Photo Insert: A digital painting by Chinese young CG artist 乌合麒麟
The news has alarmed some experts and parents who fear the campaign is turning into a political witch hunt and represents an unnecessary tightening of the country's already stringent censorship of cultural publications.
The drawings, found in a series of math textbooks that have been used by Chinese primary schools for nearly a decade, suddenly roiled internet users have criticized the pictures of children with small, drooping, wide-set eyes and big foreheads as ugly, offensive, and racist.
Mocking the critics, commentators said it would be bad for illustrators to make Chinese kids look like Chinese President Xi Jinping, who is not exactly handsome.
Others see sexual connotations in the drawings, noting the pictures show little boys with a bulge in their pants. In one illustration of children playing a game, one boy has his hands on a girl's chest while another pulls a girl's skirt; in another drawing, a girl's underwear is exposed as she jumps rope.

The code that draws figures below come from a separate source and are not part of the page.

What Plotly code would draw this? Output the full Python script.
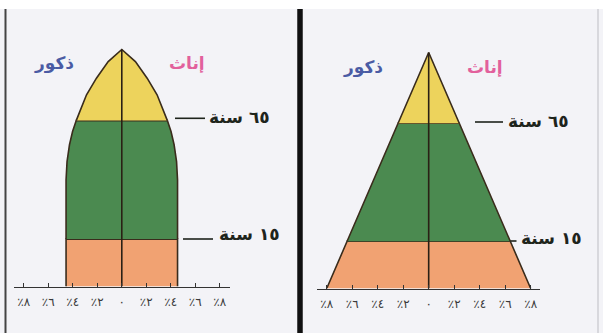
import plotly.graph_objects as go

# ---------------- data ----------------
# schematic vertical level of each outline point (0 = base, 100 = apex)
levels_left = [0, 20, 45, 52.7, 59.8, 65.4, 70, 73.8, 80.9, 87.9, 94.9, 100]
# half-width of the pyramid (% of population on each side)
halfwidth_left = [4.55, 4.55, 4.55, 4.47, 4.27, 4.02, 3.72, 3.43, 2.88, 2.07, 1.11, 0]

levels_right = [0, 20, 70, 100]
halfwidth_right = [8.0, 6.4, 2.4, 0]

band_edges = [0, 20, 70, 100]
band_colors = ["#F1A272", "#4B8A50", "#EDD35C"]
age_labels = ["١٥ سنة", "٦٥ سنة"]

tick_values = [-8, -6, -4, -2, 0, 2, 4, 6, 8]
tick_text = ["\u202b٨٪\u202c", "\u202b٦٪\u202c", "\u202b٤٪\u202c", "\u202b٢٪\u202c", "٠",
             "\u202b٢٪\u202c", "\u202b٤٪\u202c", "\u202b٦٪\u202c", "\u202b٨٪\u202c"]
male_label = "ذكور"
female_label = "إناث"

W, H = 603, 333
OUTLINE = "#3a2c1c"
ARFONT = "DejaVu Sans"


def px(x):
    return x / W


def py(y):
    return 1 - y / H


fig = go.Figure()


def add_pyramid(levels, widths, xa, ya):
    for lo, hi, col in zip(band_edges[:-1], band_edges[1:], band_colors):
        pts = [(h, w) for h, w in zip(levels, widths) if lo <= h <= hi]
        ys = [p[0] for p in pts] + [p[0] for p in reversed(pts)]
        xs = [p[1] for p in pts] + [-p[1] for p in reversed(pts)]
        fig.add_trace(go.Scatter(x=xs, y=ys, xaxis=xa, yaxis=ya, mode="lines",
                                 fill="toself", fillcolor=col,
                                 line=dict(color=OUTLINE, width=1.6),
                                 hoverinfo="skip", showlegend=False))
    fig.add_trace(go.Scatter(x=[0, 0], y=[levels[0], levels[-1]], xaxis=xa, yaxis=ya,
                             mode="lines", line=dict(color="#2a2015", width=1.6),
                             hoverinfo="skip", showlegend=False))


add_pyramid(levels_left, halfwidth_left, "x", "y")
add_pyramid(levels_right, halfwidth_right, "x2", "y2")

xaxis_common = dict(showgrid=False, zeroline=False, showline=True, linecolor="#333",
                    linewidth=1.5, ticks="inside", ticklen=4, tickwidth=1.2,
                    tickcolor="#333", tickvals=tick_values, ticktext=tick_text,
                    tickfont=dict(family=ARFONT, size=12, color="#3a3a3a"),
                    ticklabelstandoff=4, fixedrange=True)
yaxis_common = dict(visible=False, range=[0, 115], fixedrange=True)

shapes = []
# panel background and frame
shapes.append(dict(type="rect", xref="paper", yref="paper", x0=0, x1=1, y0=0, y1=py(9),
                   fillcolor="#f3f3f7", line=dict(width=0), layer="below"))
shapes.append(dict(type="line", xref="paper", yref="paper", x0=px(5.5), x1=px(5.5),
                   y0=0, y1=py(9), line=dict(color="#444", width=2)))
shapes.append(dict(type="line", xref="paper", yref="paper", x0=px(300), x1=px(300),
                   y0=0, y1=py(9), line=dict(color="#111", width=5.5)))
shapes.append(dict(type="line", xref="paper", yref="paper", x0=px(598), x1=px(598),
                   y0=0, y1=py(9), line=dict(color="#cfcfd4", width=1.5)))
# leader lines for age labels
for (x0, x1, y) in [(175, 205, 118.3), (183, 213, 239), (475, 503, 122), (510.5, 516.5, 241)]:
    shapes.append(dict(type="line", xref="paper", yref="paper", x0=px(x0), x1=px(x1),
                       y0=py(y), y1=py(y), line=dict(color="#1e241c", width=1.6)))

annotations = []
for (txt, cx, cy, col) in [(male_label, 53.5, 63, "#4a5ba4"), (female_label, 187.5, 63, "#e2609c"),
                           (male_label, 362.5, 67, "#4a5ba4"), (female_label, 485, 67, "#e2609c")]:
    annotations.append(dict(text="<b>" + txt + "</b>", x=px(cx), y=py(cy), xref="paper", yref="paper",
                            showarrow=False, xanchor="center", yanchor="middle",
                            font=dict(family=ARFONT, size=17, color=col)))
for (txt, lx, cy) in [(age_labels[1], 207, 117), (age_labels[0], 217, 234),
                      (age_labels[1], 506, 121), (age_labels[0], 519, 238)]:
    annotations.append(dict(text="<b>" + txt + "</b>", x=px(lx), y=py(cy), xref="paper", yref="paper",
                            showarrow=False, xanchor="left", yanchor="middle",
                            font=dict(family=ARFONT, size=17, color="#1e241c")))

fig.update_layout(
    width=W, height=H, margin=dict(l=0, r=0, t=0, b=0),
    paper_bgcolor="#ffffff", plot_bgcolor="rgba(0,0,0,0)",
    xaxis=dict(domain=[px(14), px(229.6)], range=[-8.8, 8.8], anchor="y", **xaxis_common),
    yaxis=dict(domain=[py(286.5), py(13.95)], anchor="x", **yaxis_common),
    xaxis2=dict(domain=[px(316.5), px(539.6)], range=[-8.8, 8.7], anchor="y2", **xaxis_common),
    yaxis2=dict(domain=[py(288.5), py(17.1)], anchor="x2", **yaxis_common),
    shapes=shapes, annotations=annotations, showlegend=False,
)

fig.write_html("out.html", config={"displayModeBar": False, "staticPlot": True},
               post_script="document.body.style.margin='0';document.body.style.overflow='hidden';")
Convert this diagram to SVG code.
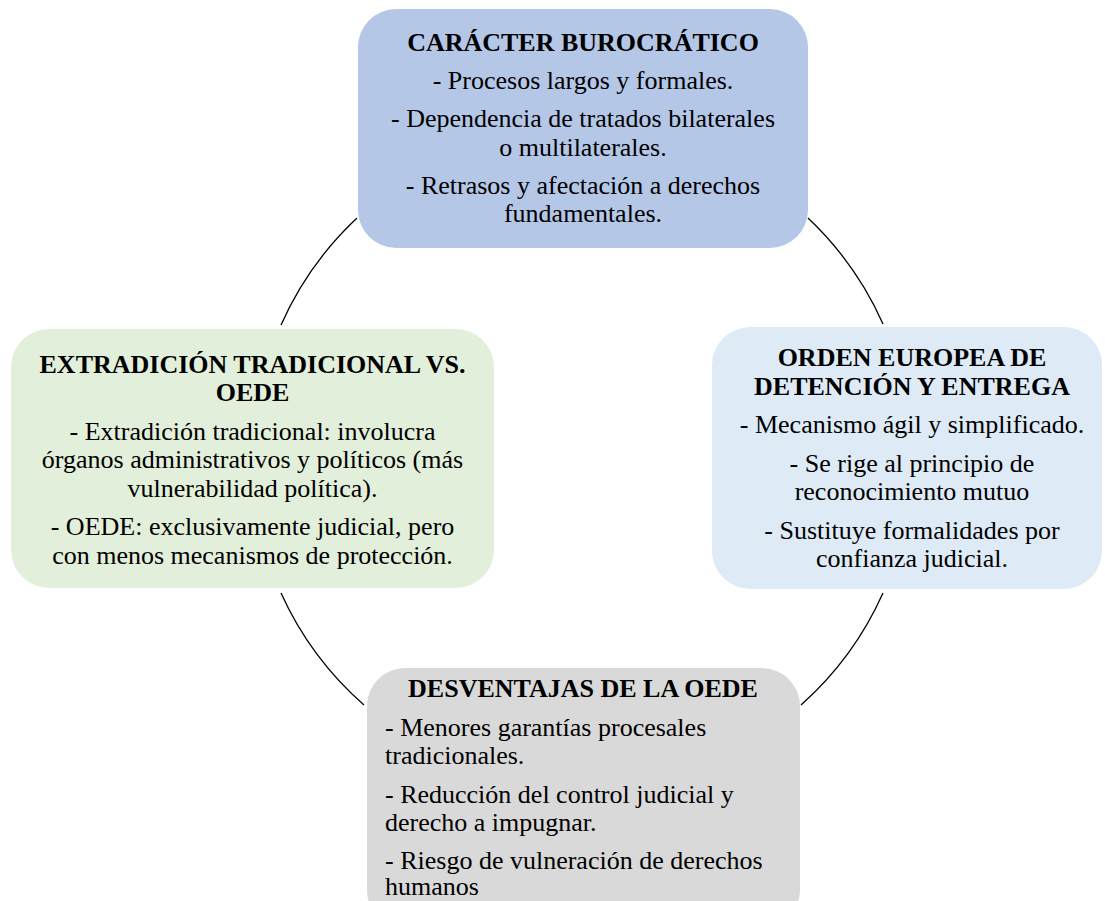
<svg xmlns="http://www.w3.org/2000/svg" width="1105" height="901" viewBox="0 0 1105 901">
<style>
.t{font-family:"Liberation Serif","Times New Roman",serif;font-size:26px;fill:#000;text-anchor:middle}
.b{font-weight:bold}
.l{text-anchor:start}
.c{fill:none;stroke:#000;stroke-width:1.3}
</style>
<rect width="1105" height="901" fill="#fff"/>
<g id="connectors">
<path class="c" d="M281,325 A330,330 0 0 1 357,218"/>
<path class="c" d="M808,218 A330,330 0 0 1 883,324"/>
<path class="c" d="M883,593 A330,330 0 0 1 801,705"/>
<path class="c" d="M364,705 A330,330 0 0 1 281,593"/>
</g>
<g id="node-top">
<rect x="358" y="9" width="450" height="239" rx="38" fill="#B4C7E7"/>
<text class="t b" x="583" y="51">CARÁCTER BUROCRÁTICO</text>
<text class="t" x="583" y="89">- Procesos largos y formales.</text>
<text class="t" x="583" y="127">- Dependencia de tratados bilaterales</text>
<text class="t" x="583" y="155.5">o multilaterales.</text>
<text class="t" x="583" y="193.5">- Retrasos y afectación a derechos</text>
<text class="t" x="583" y="222">fundamentales.</text>
</g>
<g id="node-right">
<rect x="712" y="327" width="390" height="262" rx="38" fill="#DEEBF7"/>
<text class="t b" x="912" y="366">ORDEN EUROPEA DE</text>
<text class="t b" x="912" y="394.5">DETENCIÓN Y ENTREGA</text>
<text class="t" x="912" y="433">- Mecanismo ágil y simplificado.</text>
<text class="t" x="912" y="471.5">- Se rige al principio de</text>
<text class="t" x="912" y="500">reconocimiento mutuo</text>
<text class="t" x="912" y="538.5">- Sustituye formalidades por</text>
<text class="t" x="912" y="567">confianza judicial.</text>
</g>
<g id="node-left">
<rect x="11" y="329" width="483" height="259" rx="38" fill="#E2EFDA"/>
<text class="t b" x="252.5" y="372.5">EXTRADICIÓN TRADICIONAL VS.</text>
<text class="t b" x="252.5" y="401">OEDE</text>
<text class="t" x="252.5" y="439.5">- Extradición tradicional: involucra</text>
<text class="t" x="252.5" y="468">órganos administrativos y políticos (más</text>
<text class="t" x="252.5" y="496.5">vulnerabilidad política).</text>
<text class="t" x="252.5" y="535">- OEDE: exclusivamente judicial, pero</text>
<text class="t" x="252.5" y="563.5">con menos mecanismos de protección.</text>
</g>
<g id="node-bottom">
<rect x="367" y="668" width="433" height="260" rx="38" fill="#D9D9D9"/>
<text class="t b" x="583" y="697">DESVENTAJAS DE LA OEDE</text>
<text class="t l" x="385" y="735.5">- Menores garantías procesales</text>
<text class="t l" x="385" y="764">tradicionales.</text>
<text class="t l" x="385" y="802.5">- Reducción del control judicial y</text>
<text class="t l" x="385" y="831">derecho a impugnar.</text>
<text class="t l" x="385" y="868.5">- Riesgo de vulneración de derechos</text>
<text class="t l" x="385" y="895">humanos</text>
</g>
</svg>
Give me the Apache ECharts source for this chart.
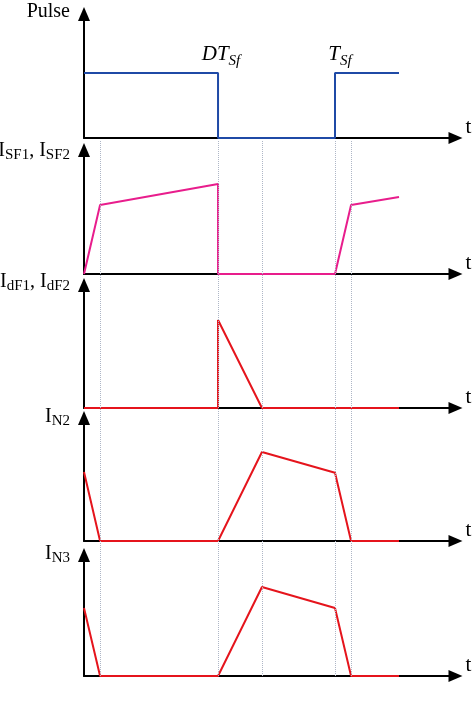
<!DOCTYPE html>
<html><head><meta charset="utf-8">
<script src="https://cdn.jsdelivr.net/npm/echarts@6/dist/echarts.min.js"></script>
<style>html,body{margin:0;padding:0;background:#fff}#c{width:474px;height:710px}</style>
</head><body><div id="c"></div>
<script>
// ---- data (time in units where the switching period T = 10) ----
const guideT   = [0.64, 5.34, 7.09, 10, 10.64];

const pulseT   = [0, 5.34, 5.34, 10, 10, 12.55];
const pulseY   = [5.24, 5.24, 0, 0, 5.24, 5.24];

const isfT     = [0, 0.64, 5.34, 5.34, 10, 10.64, 12.55];
const isfY     = [0, 5.56, 7.26, 0, 0, 5.56, 6.21];

const idfT     = [0, 5.34, 5.34, 7.09, 12.55];
const idfY     = [0, 0, 7.15, 0, 0];

const in2T     = [0, 0.64, 5.34, 7.09, 10, 10.64, 12.55];
const in2Y     = [5.61, 0, 0, 7.24, 5.55, 0, 0];

const in3T     = [0, 0.64, 5.34, 7.09, 10, 10.64, 12.55];
const in3Y     = [5.62, 0, 0, 7.36, 5.62, 0, 0];

const yNames = ['Pulse', '{m|I}{s|SF1}{m|, I}{s|SF2}', '{m|I}{s|dF1}{m|, I}{s|dF2}', '{m|I}{s|N2}', '{m|I}{s|N3}'];
const xName = 't';
const edgeLabels = ['{i|DT}{si|Sf}', '{i|T}{si|Sf}'];

// ---- layout ----
const FONT = 'Liberation Serif';
const X_MAX = 14.8;
const LEFT = 84, RIGHT = 474 - 84 - X_MAX * 25.1;
const panels = [
  {top: 14,  height: 124, gap: 2},
  {top: 150, height: 124, gap: 0},
  {top: 285, height: 123, gap: 4},
  {top: 418, height: 123, gap: 2},
  {top: 555, height: 121, gap: 2}
];

const zip = (a, b) => a.map((v, i) => [v, b[i]]);
const richStyle = {
  m: {fontFamily: FONT, fontSize: 20, color: '#000', verticalAlign: 'bottom', lineHeight: 22},
  s: {fontFamily: FONT, fontSize: 15, color: '#000', verticalAlign: 'bottom', lineHeight: 22, padding: [0, 0, -2, 0]}
};
const axisLine = {show: true, onZero: false, lineStyle: {color: '#000', width: 2}, symbol: ['none', 'triangle'], symbolSize: [12, 14]};

const grids = panels.map(p => ({left: LEFT, right: RIGHT, top: p.top, height: p.height, outerBoundsMode: 'none', containLabel: false}));
grids.push({left: LEFT, right: RIGHT, top: 141, height: 535, outerBoundsMode: 'none', containLabel: false});

const xAxes = panels.map((p, i) => ({
  type: 'value', gridIndex: i, min: 0, max: X_MAX,
  axisLine, axisTick: {show: false}, axisLabel: {show: false}, splitLine: {show: false},
  name: xName, nameLocation: 'end', nameGap: 10,
  nameTextStyle: {fontFamily: FONT, fontSize: 21, color: '#000', verticalAlign: 'bottom'}
}));
xAxes.push({type: 'value', gridIndex: 5, min: 0, max: X_MAX, show: false});

const yAxes = panels.map((p, i) => ({
  type: 'value', gridIndex: i, min: 0, max: 10,
  axisLine, axisTick: {show: false}, axisLabel: {show: false}, splitLine: {show: false},
  name: yNames[i], nameLocation: 'end', nameGap: p.gap,
  nameTextStyle: {fontFamily: FONT, fontSize: 20, color: '#000', align: 'right', verticalAlign: 'middle', padding: [0, 14, 0, 0], rich: richStyle}
}));
yAxes.push({type: 'value', gridIndex: 5, min: 0, max: 1, show: false});

const lineSeries = (data, idx, color, extra) => Object.assign({
  type: 'line', xAxisIndex: idx, yAxisIndex: idx, data, showSymbol: false, symbol: 'none',
  lineStyle: {color, width: 2}, itemStyle: {color}, silent: true, z: 3
}, extra || {});

const edgeRich = {
  i: {fontFamily: FONT, fontSize: 21, fontStyle: 'italic', color: '#000', verticalAlign: 'bottom', lineHeight: 24},
  si: {fontFamily: FONT, fontSize: 15, fontStyle: 'italic', color: '#000', verticalAlign: 'bottom', lineHeight: 24, padding: [0, 0, -4, 0]}
};

const option = {
  animation: false,
  backgroundColor: '#fff',
  grid: grids,
  xAxis: xAxes,
  yAxis: yAxes,
  series: [
    {
      type: 'line', xAxisIndex: 5, yAxisIndex: 5, data: [], silent: true, z: -1,
      markLine: {
        silent: true, symbol: ['none', 'none'], label: {show: false}, animation: false,
        lineStyle: {color: '#aeb6c6', type: 'dotted', width: 1},
        data: guideT.map(t => ({xAxis: t}))
      }
    },
    lineSeries(zip(pulseT, pulseY), 0, '#1f4aa6', {
      markPoint: {
        symbol: 'circle', symbolSize: 1, itemStyle: {color: 'rgba(0,0,0,0)'}, silent: true,
        label: {show: true, position: 'inside', rich: edgeRich},
        data: [
          {coord: [pulseT[1], pulseY[0]], label: {formatter: edgeLabels[0], offset: [3, -20]}},
          {coord: [pulseT[3], pulseY[4]], label: {formatter: edgeLabels[1], offset: [5, -20]}}
        ]
      }
    }),
    lineSeries(zip(isfT, isfY), 1, '#e81d8c'),
    lineSeries(zip(idfT, idfY), 2, '#e5141c'),
    lineSeries(zip(in2T, in2Y), 3, '#e5141c'),
    lineSeries(zip(in3T, in3Y), 4, '#e5141c')
  ]
};

const chart = echarts.init(document.getElementById('c'), null, {renderer: 'canvas'});
chart.setOption(option);
</script>
</body></html>
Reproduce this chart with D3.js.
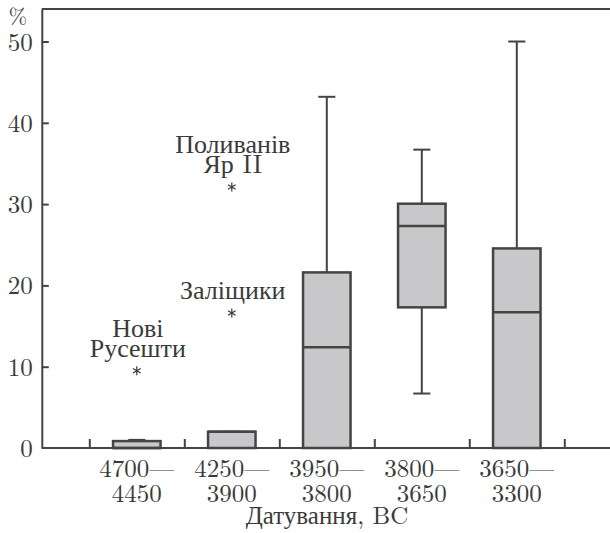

Internet users have also accused the illustrations of being "pro-United States," because they show several children wearing clothes patterned with stars and stripes and in the colors of the American flag.
One drawing that showed an inaccurate rendering of the stars on the Chinese flag was accused of being "anti-China." But the campaign is not only about aesthetic and moral values — there is an ideological component as well.
Textbooks have been front and center in Chinese leader Xi Jinping's efforts to tighten ideological control over the country's youth and fend off the influence of "Western values."
Under Xi, the Chinese government has banned foreign teaching materials — including textbooks and classic novels — in all public primary and secondary schools, stating that all teaching materials "must reflect the will of the party and the country."
The criticism of the textbooks has also turned into personal attacks on the illustrators. Wu Yong, whose art studio designed the illustrations, was accused of being a spy for the US Central Intelligence Agency (CIA).
Wu's alma mater, the Academy of Arts & Design of China's Tsinghua University, was not spared the wrath of xenophobic users who accused the academy of being a "hotbed for breeding traitors."
Even the high-profile graphic artist Wuheqilin — who made a name by mocking Western countries with his ultra-nationalist artwork — has come under fire. Critics accused Wuheqilin of helping anti-China forces after he suggested the poor quality of the illustrations was likely in part a result of the low commissions offered to designers — a problem he said the industry had faced for years.